The whine cut through my thoughts and broke my concentration as I attempted to navigate my way safely through the garden. Not that the garden is especially dangerous, I just wasn't wearing shoes and really didn't want to spend my evening pulling out thorns or splinters. 

"Mmma. Mmmeeow. Meaaow." 

Without looking back, I knew who it was and I tried to ignore him. It was Thistle, the cat, and he wanted attention. But I wasn't going to give it to him. Heartless, I know, but you've got to realize that this cat's name perfectly matches his personality. He's soft on the outside, but he is a prickly individual and will probably scratch or bite you if you try to touch him without his permission. If you're ever emotionally struggling, don't go to Thistle for comfort because you'll walk away with a few extra scars and more than a little frustration. I think I can count on two fingers the number of times Thistle has actually been nice to me. The first time was when he was younger and still developing his personality, and the other time was when I was laying on the grass and he was licking my hair. Yes, my hair. And I don't think he really cared that it was me, he just wanted my hair for some inexplicable reason. The moment I sat up and tried to pet him, he stalked away. 

"Mm. Mmeeeeeeaooow." 

He'd caught up to me. Now instead of sounding his piercing cry from behind, he cried up at me from in between my feet. I sighed, nudged him out of the way, and bent down to pick a few strawberries.
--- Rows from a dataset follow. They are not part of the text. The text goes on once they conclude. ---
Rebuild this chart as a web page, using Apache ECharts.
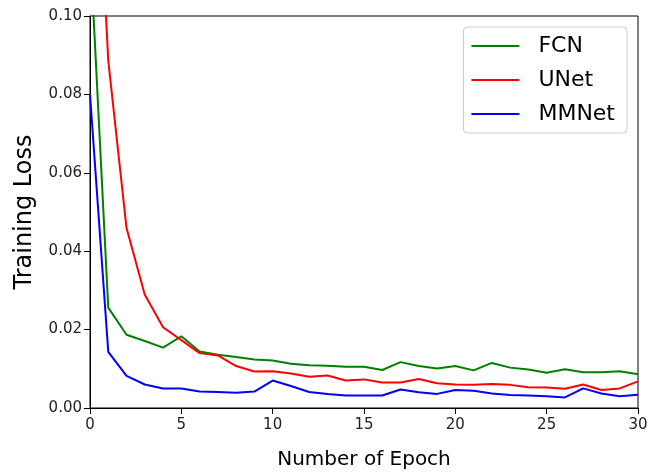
<!DOCTYPE html>
<html>
<head>
<meta charset="utf-8">
<script src="https://cdn.jsdelivr.net/npm/echarts@6/dist/echarts.min.js"></script>
<style>
    html, body { margin: 0; padding: 0; background: #fff; }
    #chart { width: 656px; height: 475px; }
</style>
</head>
<body>
<div id="chart"></div>
<script>
    // epochs 0..30
    var epochs = [];
    for (var i = 0; i <= 30; i++) epochs.push(i);

    var fcnLoss = [0.118, 0.0256, 0.0187, 0.0171, 0.0154, 0.0183, 0.0144, 0.0136, 0.0130, 0.0124,
        0.0121, 0.0113, 0.0109, 0.0108, 0.0105, 0.0105, 0.0097, 0.0117, 0.0107, 0.0101,
        0.0107, 0.0096, 0.0115, 0.0103, 0.0098, 0.0090, 0.0099, 0.0091, 0.0091, 0.0094, 0.0086];
    var unetLoss = [0.180, 0.0886, 0.0459, 0.0289, 0.0206, 0.0173, 0.0140, 0.0134, 0.0107, 0.0093,
        0.0094, 0.0088, 0.0080, 0.0083, 0.0070, 0.0073, 0.0065, 0.0065, 0.0074, 0.0063,
        0.0060, 0.0059, 0.0061, 0.0059, 0.0053, 0.0052, 0.0049, 0.0060, 0.0046, 0.0050, 0.0068];
    var mmnetLoss = [0.080, 0.0143, 0.0082, 0.0060, 0.0050, 0.0050, 0.0042, 0.0041, 0.0039, 0.0042,
        0.0070, 0.0056, 0.0041, 0.0036, 0.0032, 0.0032, 0.0032, 0.0047, 0.0040, 0.0036,
        0.0046, 0.0044, 0.0037, 0.0033, 0.0032, 0.0030, 0.0027, 0.0050, 0.0037, 0.0030, 0.0034];

    var seriesNames = ['FCN', 'UNet', 'MMNet'];
    var seriesColors = ['#008000', '#ff0000', '#0000ff'];
    var seriesData = [fcnLoss, unetLoss, mmnetLoss];

    var font = 'DejaVu Sans';

    function pairs(ys) {
        return epochs.map(function (x, i) { return [x, ys[i]]; });
    }

    var chart = echarts.init(document.getElementById('chart'));
    var option = {
        animation: false,
        textStyle: { fontFamily: font },
        grid: {
            left: 90, right: 18, top: 16, bottom: 57,
            show: true, borderColor: '#000', borderWidth: 1, backgroundColor: 'transparent'
        },
        legend: {
            orient: 'vertical',
            right: 29, top: 27,
            padding: [8, 12, 8, 8],
            itemGap: 12,
            itemWidth: 48, itemHeight: 2,
            icon: 'rect',
            borderColor: '#ccc', borderWidth: 1, borderRadius: 4,
            backgroundColor: '#fff',
            textStyle: { fontSize: 22, color: '#000', fontFamily: font, padding: [0, 0, 0, 14] },
            data: seriesNames
        },
        xAxis: {
            type: 'value',
            min: 0, max: 30, interval: 5,
            name: 'Number of Epoch',
            nameLocation: 'middle',
            nameGap: 42,
            nameTextStyle: { fontSize: 20, color: '#000', fontFamily: font },
            axisLine: { onZero: false, lineStyle: { color: '#000', width: 1 } },
            axisTick: { inside: false, length: 6, lineStyle: { color: '#000' } },
            axisLabel: { fontSize: 15, color: '#222', margin: 10, fontFamily: font },
            splitLine: { show: false }
        },
        yAxis: {
            type: 'value',
            min: 0, max: 0.1, interval: 0.02,
            name: 'Training Loss',
            nameLocation: 'middle',
            nameGap: 53,
            nameTextStyle: { fontSize: 24, color: '#000', fontFamily: font },
            axisLine: { show: true, lineStyle: { color: '#000', width: 1 } },
            axisTick: { show: true, inside: false, length: 6, lineStyle: { color: '#000' } },
            axisLabel: {
                fontSize: 15, color: '#222', margin: 8, fontFamily: font,
                formatter: function (v) { return v.toFixed(2); }
            },
            splitLine: { show: false }
        },
        series: seriesNames.map(function (name, k) {
            return {
                name: name,
                type: 'line',
                data: pairs(seriesData[k]),
                symbol: 'none',
                clip: true,
                color: seriesColors[k],
                lineStyle: { color: seriesColors[k], width: 2 }
            };
        })
    };
    chart.setOption(option);
</script>
</body>
</html>
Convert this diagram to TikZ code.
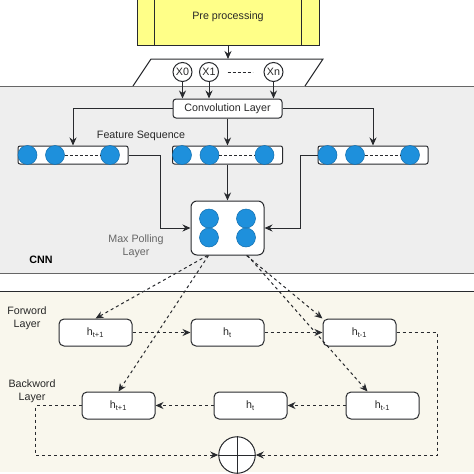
\documentclass[tikz,border=0pt]{standalone}
\usepackage{fontspec}
\setmainfont{Liberation Sans}
\usetikzlibrary{arrows.meta}
\definecolor{ink}{RGB}{40,40,40}
\definecolor{dotblue}{RGB}{30,144,220}
\definecolor{dotline}{RGB}{16,110,175}
\definecolor{padyellow}{RGB}{255,255,136}
\definecolor{cnngray}{RGB}{238,238,238}
\definecolor{rnnbeige}{RGB}{249,247,237}
\definecolor{edge}{RGB}{40,42,46}
\definecolor{lightink}{RGB}{102,102,102}

\begin{document}
\begin{tikzpicture}[x=1pt, y=-1pt, line width=1pt, draw=edge,
    >={Stealth[length=8pt,width=7pt]},
    every node/.style={font=\fontsize{10.7}{12.6}\selectfont, text=ink},
    rbox/.style={draw=edge, fill=white, rounded corners=3pt, inner sep=0pt},
    hcell/.style={rbox, rounded corners=5pt, minimum width=73pt, minimum height=27pt},
    dot/.style={circle, draw=dotline, line width=0.5pt, fill=dotblue, minimum size=19pt, inner sep=0pt},
    xin/.style={circle, draw=edge, fill=white, minimum size=19pt, inner sep=0pt},
    dlink/.style={dash pattern=on 3pt off 3pt}]
    \clip (0,0) rectangle (474,474);

    % background regions
    \fill[cnngray] (0,86) rectangle (474,273);
    \draw[lightink] (0,86) -- (474,86) (0,273) -- (474,273);
    \fill[rnnbeige] (0,291) rectangle (474,472);
    \draw[edge] (0,291) -- (474,291);

    % pre processing and input
    \node[draw=edge, fill=padyellow, minimum width=182pt, minimum height=56pt, inner sep=0pt] (pre) at (228,17) {Pre processing};
    \draw ([xshift=18pt]pre.north west) -- ([xshift=18pt]pre.south west)
          ([xshift=-18pt]pre.north east) -- ([xshift=-18pt]pre.south east);
    \draw[fill=white] (133,86) -- (151,59) -- (323,59) -- (305,86);
    \coordinate (inp) at (228,59);
    \draw[->] (pre) -- (inp);
    \foreach \n/\x/\t in {x0/182.5/X0, x1/209/X1, xn/273.5/Xn}
        \node[xin] (\n) at (\x,72) {\t};
    \draw[dash pattern=on 3pt off 2pt, line width=0.7pt, shorten <=8.5pt, shorten >=11pt] (x1) -- (xn);

    % CNN
    \node[rbox, minimum width=109pt, minimum height=19pt] (conv) at (227.5,108.5) {Convolution Layer};
    \foreach \n in {x0,x1,xn}
        \draw[->] (\n) -- (\n |- conv.north);

    \node (fslabel) at (141,136) {Feature Sequence};
    \foreach \n/\x in {feat1/73, feat2/227.5, feat3/373} {
        \node[rbox, rounded corners=2pt, minimum width=110pt, minimum height=18pt] (\n) at (\x,155) {};
        \foreach \k/\dx in {a/-45.5, b/-18, c/37}
            \node[dot] (\n\k) at ({\x+\dx},155) {};
        \draw[dash pattern=on 3pt off 2pt, line width=0.7pt] (\n b) -- (\n c);
    }
    \draw[->] (conv.west) -| (feat1.north);
    \draw[->] (conv.east) -| (feat3.north);
    \draw[->] (conv) -- (feat2);

    \node[rbox, rounded corners=6pt, minimum width=73pt, minimum height=54pt] (pool) at (227.5,228) {};
    \foreach \n/\dx/\dy in {p1/-18.5/-9.5, p2/-18.5/9.5, p3/18.5/-9.5, p4/18.5/9.5}
        \node[dot] (\n) at ({227.5+\dx},{228+\dy}) {};
    \draw[->] (feat2) -- (pool);
    \draw[->] (feat1.east) -- ++(32,0) |- (pool.west);
    \draw[->] (feat3.west) -- ++(-17,0) |- (pool.east);

    \node[text=lightink, align=center] (poollabel) at (136,246) {Max Polling\\Layer};
    \node[text=black] (cnn) at (41,260) {\bfseries CNN};

    % bidirectional layers
    \node[align=center] (fwlabel) at (27,318.5) {Forword\\Layer};
    \node[align=center] (bwlabel) at (32,391) {Backword\\Layer};
    \foreach \n/\x/\s in {f1/95.5/t+1, f2/227.5/t, f3/359.5/t-1}
        \node[hcell] (\n) at (\x,332.5) {h\textsubscript{\s}};
    \foreach \n/\x/\s in {b1/118.5/t+1, b2/250.5/t, b3/382.5/t-1}
        \node[hcell] (\n) at (\x,405.5) {h\textsubscript{\s}};

    \node[circle, draw=edge, fill=white, minimum size=36.5pt, inner sep=0pt] (sum) at (237,455) {};
    \draw (sum.north) -- (sum.south) (sum.west) -- (sum.east);

    \draw[->, dlink] (f1) -- (f2);
    \draw[->, dlink] (f2) -- (f3);
    \draw[->, dlink] (b3) -- (b2);
    \draw[->, dlink] (b2) -- (b1);
    \draw[->, dlink] (f3.east) -- ++(41,0) |- (sum.east);
    \draw[->, dlink] (b1.west) -- ++(-46,0) |- (sum.west);

    \draw[->, dlink] ([xshift=-20pt]pool.south) -- (f1.north);
    \draw[->, dlink] ([xshift=-19pt]pool.south) -- (b1.north);
    \draw[->, dlink] ([xshift=19pt]pool.south) -- (f3.north west);
    \draw[->, dlink] ([xshift=20pt]pool.south) -- ([xshift=-15pt]b3.north);
\end{tikzpicture}
\end{document}
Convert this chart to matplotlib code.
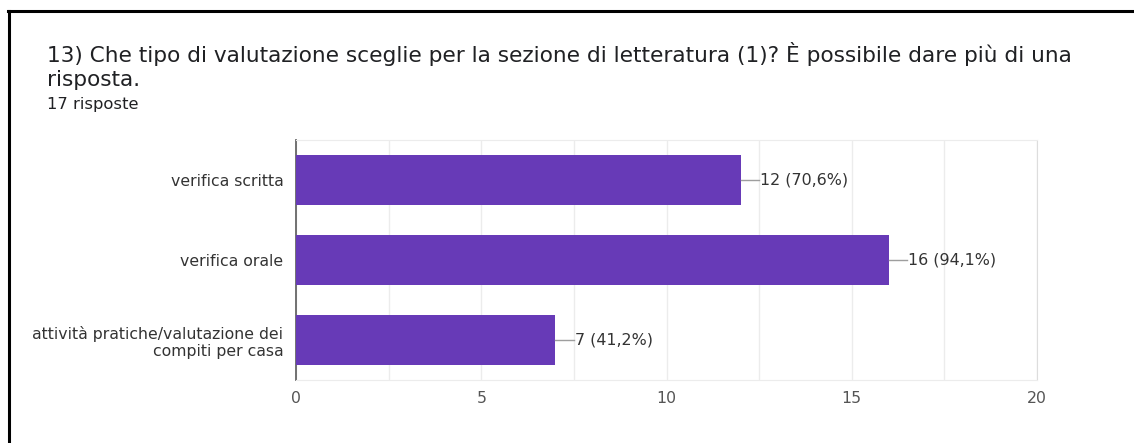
import matplotlib.pyplot as plt
from matplotlib.lines import Line2D
from matplotlib.ticker import MultipleLocator

categories = [
    "verifica scritta",
    "verifica orale",
    "attività pratiche/valutazione dei\ncompiti per casa",
]
counts = [12, 16, 7]
percents = ["70,6", "94,1", "41,2"]
total = 17

title_lines = [
    "13) Che tipo di valutazione sceglie per la sezione di letteratura (1)? "
    "È possibile dare più di una",
    "risposta.",
]

BAR = "#673ab7"
TEXT = "#333333"
W, H = 1134, 443

fig = plt.figure(figsize=(W / 100, H / 100), dpi=100)
fig.patch.set_facecolor("white")


def fx(px):
    return px / W


def fy(px):
    return 1 - px / H


# card border (top and left edges only)
fig.add_artist(Line2D([fx(8), 1], [fy(11)] * 2, color="black", lw=2.2,
                      transform=fig.transFigure))
fig.add_artist(Line2D([fx(9)] * 2, [0, fy(11)], color="black", lw=2.2,
                      transform=fig.transFigure))

for line, base in zip(title_lines, (62.5, 86.5)):
    fig.text(fx(47), fy(base), line, family="DejaVu Sans", fontsize=15.6,
             color="#202124", va="baseline", ha="left")
fig.text(fx(47), fy(108.5), f"{total} risposte", family="DejaVu Sans",
         fontsize=11.8, color="#202124", va="baseline", ha="left")

ax = fig.add_axes([fx(296), fy(380), (1037 - 296) / W, 240 / H])
y = range(len(categories))
ax.barh(y, counts, height=0.62, color=BAR, zorder=3)
ax.set_ylim(2.5, -0.5)
ax.set_xlim(0, 20)

for yi, c, p in zip(y, counts, percents):
    ax.plot([c, c + 0.5], [yi, yi], color="#9e9e9e", lw=1, zorder=3)
    ax.text(c + 0.52, yi, f"{c} ({p}%)", va="center", ha="left",
            family="DejaVu Sans", fontsize=11.4, color=TEXT)

ax.xaxis.set_major_locator(MultipleLocator(5))
ax.xaxis.set_minor_locator(MultipleLocator(2.5))
ax.grid(axis="x", which="both", color="#ececec", lw=1, zorder=0)
ax.set_yticks(list(y))
ax.set_yticklabels(categories, family="DejaVu Sans", fontsize=11.3, color=TEXT)
for lbl in ax.get_xticklabels():
    lbl.set_family("DejaVu Sans")
ax.tick_params(axis="x", length=0, pad=8, labelsize=11.3, labelcolor="#555555")
ax.tick_params(axis="y", length=0, pad=9)
ax.tick_params(which="minor", length=0)

for side in ("top", "bottom"):
    ax.spines[side].set_color("#ececec")
ax.spines["right"].set_color("#dddddd")
ax.spines["left"].set_color("#666666")
ax.spines["left"].set_linewidth(1.3)

fig.savefig("out.png", dpi=100, facecolor="white")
When I stood up, Thistle was still there, staring at me. I stared back so confused because this behavior is completely opposite Thistle's usual "I can take care of myself" attitude. 

As Thistle opened his mouth to whine again, the words, "Thistle just needs a few loves today" entered my mind. What? First of all, who says "loves" like it's a noun? And second, this is Thistle! The cat who never accepts love from anyone (except my brother, who always lets Thistle lick his hair) and always leaves me with cat-scratched arms and holes in my clothes. 

Nonetheless, I was intrigued by the cat's behavior, so I tentatively picked him up and started scratching his head. I can't say he was particularly cuddly. I suppose that would be too out of character for him. But he didn't scratch me, and after a long second he started purring. I think he lasted 60 seconds in my arms before he was ready to be independent again. But instead of leaving, he hung around my feet, followed me back through the garden, and only decided to morph back into full-Thistle when we met the dog at the gate.

As Thistle walked away, I realized that the prickliest cat in the world does have a soft side. He doesn't show it often, but every once in a while, Thistledown emerges and you realize that he's not quite as aloof and uncaring as he tries to seem. Even Thistle needs a few loves every once in a while. 

This got me thinking about the "Thistles" in the world. I don't know about you, but I know a few people who come across as prickly, aloof, unconcerned, and independent. These are the people who don't seem to need anyone, rarely appear grateful, and perhaps even scorn displays of love or affection. There's even a part of me that fits that description. If I'm stressed, frustrated, or exhausted and emotionally can't handle anything else, my Thistle side comes out to protect me. When I'm thistley (not a word, but roll with it), I'm more likely to roll my eyes at people, scoff at kindness, and forget to say thank you. I'm not saying it's a good thing, but just like the thistle plant, it is a defense mechanism. It's my way of protecting myself from... something... anything that seems scary. 

The thing is, every thistle has a downy side. Underneath all the painful prickles, there really is an individual with a soft heart, tender emotions, and perhaps as much pain as they have prickles. But all too often I fail to see the down and focus only on the thistle. I put prickly people in a prickly box. Just like I did with Thistle, when they come asking for help I tend to see them through a haze of past experiences. I tend to judge them and assume that they don't need love or help because they never have before. 

It is hard to see people in a different light. It's hard to accept that people change and that their needs change from moment to moment. It's hard to stop thinking about the past and focus only on the present. So, I suppose this is merely a reminder that thistles and down go together. You can't have a thistle without thistledown. And every once in a while, if you look past the prickles, you might find the person, and in one memorable moment you may find yourself hugging thistledown.